October 25, 2023

Writing a compiler for Forth

 There is a reason available why non x86 cpu architecture are ignored by mainstream computing. Because these hardware isn't compiler friendly. For explaining this term we have to sort possible CPU architecture by their complexity.

The most easy to build hardware is a stackbased Forth CPU. Such a machine can be realized with a low transistor count. A Forth cpu supports a limited amount of assembly instructions. It has no registers but only a single datastructure which is the stack. The next logical step in processor design is the RISC architecture. RISC stands in the middle between CISC and stack machines. Typical examples for RISC machines are the MIPS cpu which has some registers but very few. On the other end of the scale there are full blown AMD64 compatible x86 processor like the famous Intel Core i series which is used in mainstream computing and it is powering more than 1 billion desktop PC worldwide.

The acceptance of RISC CPU is low, while the market share of Forth CPU is nearly zero. Both processors are difficult to program or to explain it more technically, it is difficult to write a C compiler for these systems. There are some C compilers available for MIPS processors but they are complicated because a lot of optimization is needed. in contrast writing a c compiler for AMD64 is much easier, because the underlying hardware provides more high level assembly instructions.

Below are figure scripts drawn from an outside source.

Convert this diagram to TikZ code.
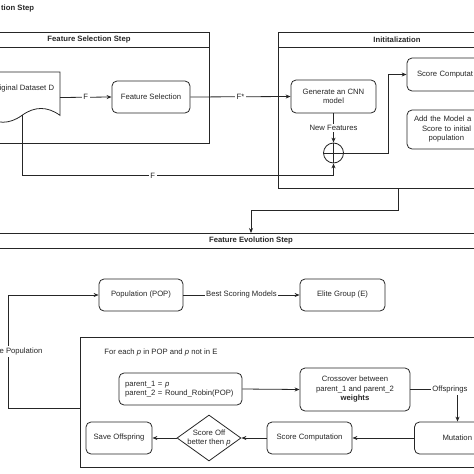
\documentclass[tikz,border=0pt]{standalone}
\usepackage{fontspec}
\setmainfont{Liberation Sans}
\usetikzlibrary{positioning,shapes.geometric,arrows.meta}
\tikzset{
  stepbox/.style={draw, rounded corners=5pt, align=center, inner sep=2pt},
  lbl/.style={fill=white, inner sep=1.5pt},
  arr/.style={-{Stealth[length=5pt,width=4pt]}},
  lanetitle/.style={font=\fontsize{7.7}{9.5}\selectfont\bfseries},
}
\begin{document}
\begin{tikzpicture}[x=1pt,y=-1pt,font=\fontsize{7.7}{9.5}\selectfont,color=black!85,line width=.8pt]
            \useasboundingbox (0,0) rectangle (474,474);
            \clip (0,0) rectangle (474,474);
            \draw (-31,32) rectangle (209,143) (-31,47) -- (209,47);
            \node[lanetitle] (fssTitle) at (89,40) {Feature Selection Step};
            \draw (278,32) rectangle (516,188) (278,47) -- (516,47);
            \node[lanetitle] (initTitle) at (397,40) {Inititalization};
            \draw (-31,233) rectangle (533,500) (-31,248) -- (533,248);
            \node[lanetitle] (fesTitle) at (251,241) {Feature Evolution Step};
            \node[lanetitle, anchor=east, inner sep=0pt] (mainTitle) at (34.5,9) {tion Step};
            \draw (80,337) rectangle (533,467);
            \node[anchor=west, inner sep=0pt] (loopText) at (104,353) {For each \textit{p} in POP and \textit{p} not in E};
            \draw (-16,72) -- (60,72) -- (60,115.35) .. controls (47.33,106.18) and (34.67,106.18) .. (22,115.35)
                .. controls (9.33,124.52) and (-3.33,124.52) .. (-16,115.35) -- cycle;
            \node[anchor=east, inner sep=0pt] (docText) at (54.5,89) {iginal Dataset D};
            \coordinate (docE) at (60,97.5);
            \coordinate (docB) at (22,115.35);
            \node[stepbox, minimum width=78pt, minimum height=32pt] (fsel) at (151,97) {Feature Selection};
            \node[stepbox, minimum width=85pt, minimum height=33pt] (gen) at (333.5,96.5) {Generate an CNN\\model};
            \node[draw, circle, minimum size=20pt, inner sep=0pt] (mix) at (333.5,153) {};
            \draw (mix.north) -- (mix.south) (mix.west) -- (mix.east);
            \node[stepbox, minimum width=85pt, minimum height=33pt, text width=65pt, align=left] (score0) at (449.5,74.5) {Score Computat};
            \node[stepbox, minimum width=85pt, minimum height=39pt, text width=71pt, align=left] (addm) at (449.5,129.5)
                {Add the Model a\\\hspace*{8pt}Score to initial\\\hspace*{14.5pt}population};
            \node[stepbox, minimum width=84pt, minimum height=32pt] (pop) at (141,295) {Population (POP)};
            \node[stepbox, minimum width=85pt, minimum height=32pt] (elite) at (342.5,295) {Elite Group (E)};
            \node[stepbox, minimum width=123pt, minimum height=32pt, text width=111pt, align=left] (parents) at (180.5,389) {parent\_1 = \textit{p}\\parent\_2 = Round\_Robin(POP)};
            \node[stepbox, minimum width=110pt, minimum height=43pt] (cross) at (355,389.5) {Crossover between\\parent\_1 and parent\_2\\\textbf{weights}};
            \node[stepbox, minimum width=86pt, minimum height=32pt, text width=30pt, align=left] (mut) at (457.5,438) {Mutation};
            \node[stepbox, minimum width=85pt, minimum height=32pt] (scorec) at (309.5,438) {Score Computation};
            \node[draw, diamond, minimum width=64pt, minimum height=46pt, inner sep=0pt,
                label={[align=center]center:Score Off\\better then \textit{p}}] (dec) at (209,438) {};
            \node[stepbox, minimum width=66pt, minimum height=32pt] (save) at (119,438) {Save Offspring};
            \coordinate (initB) at (398,188);
            \coordinate (fesT) at (251,233);
            \coordinate (loopW) at (80,408);
            \draw[arr] (docE) -- node[lbl] {F} (fsel.west);
            \draw[arr] (fsel.east) -- node[lbl] {F*} (gen.west);
            \draw[arr] (docB) -- ++(0,60) -| node[lbl, pos=.21] {F} (mix.south);
            \draw[arr] (gen.south) -- node[lbl] {New Features} (mix.north);
            \draw[arr] (mix.east) -- ++(44.5,0) |- (score0.west);
            \draw[arr] (initB) -- ++(0,22) -| (fesT);
            \draw[arr] (pop.east) -- node[lbl] {Best Scoring Models} (elite.west);
            \draw[arr] (loopW) -- (8,408) |- node[lbl, pos=.25, xshift=13pt] {e Population} (pop.west);
            \draw[arr] (parents.east) -- (cross.west);
            \draw[arr] (cross.east) -| node[lbl, pos=.42] {Offsprings} (mut.north);
            \draw[arr] (mut.west) -- (scorec.east);
            \draw[arr] (scorec.west) -- (dec.east);
            \draw[arr] (dec.west) -- (save.east);
        \end{tikzpicture}
\end{document}
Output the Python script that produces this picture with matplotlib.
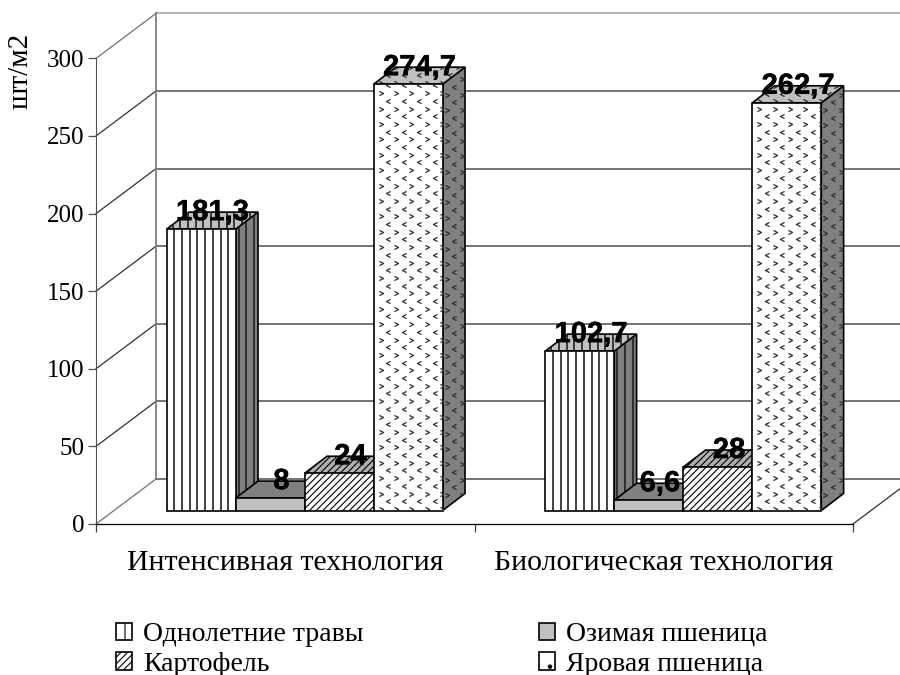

The best way to program Forth CPU and also MIPS processors is by typing in the assembly instruction manually. This is equal to avoid any compiler inbetween and the user has to think like the mentioned cpu. Its obvious that most programmers are not interested in such an interaction because it takes endless amount of time to program complex software direct in assembly. This situation prevents an upraising of RISC and stackbased forth CPUs.

What mainstream programmers are doing all the time is to formulate software in C. C is the only important language in modern software development. Nearly all the operating systems like Linux, windows, MacOS and even Haiku are written in C/C++. The main advantage over Assembly instructions is, that C code can be written much faster, this allows to create full blown GUI systems including libraries. The result is, that low efficiency CPU design like the x64 processor is prefered over advanced chip design like RISC and stack machines.

A possible attempt to make non x86 processors more popular would be the existence of advanced compilers. From a technical perspective every CPU is turing capable, that means the same algorithm written for CISC cpu can also be executed on a stackmachine. The only bottleneck is, that somebody has to create the code first. In modern computing the automatical compilation process will generate the code. So there is a need to create / program modern C compilers which are able to create code for targets like Forth CPUs and for MIPS cpu.

From a technical perspective, a compiler is a translator. it takes a C program as input and generates Assembly instruction as output. In case of a stackmachine the needed assembly instructions have a certain format which is known as Forth, or as Forth code. A forth like stackmachine is minimalist computer which is of course controlled by a program. This program needs to be written before useful behavior can be generated.

To understand the pros and cons of stack based machines better it makes sense to take a closer look into MIPS assembly. Risc based MIPS cpus have the role of an inbetween. They are not as minimalist as Forth but they are less complex than x86. MIPS cpu have an integrated stack which allows to push and pop values. So there is a similarity to Forth. in contrast to Forth, mips provides further storage capacity and more complex commands. Mips can be programmed in Assembly language and in high level C as well.  of course the assembly language is more efficient and especially for embedded systems it is the prefered choice of programmers. On the other hand, C has a faster development cycle so there is need to use this high level language as well.

What we can say for sure is, that mips assembly and Forth assembly are both examples for low level language. Even Forth advocates are claiming that Forth is also a high level language, the claim can be rejected. Because Forth is different from C. C is a high level language because it allows to formulate algorithms in a non CPU perspective. A  C programmer doesn't need to know how many registers the underlying hardware has or what a push to the stack is about. A c programmers writes the code only in C and then the compiler generates the machine instructions.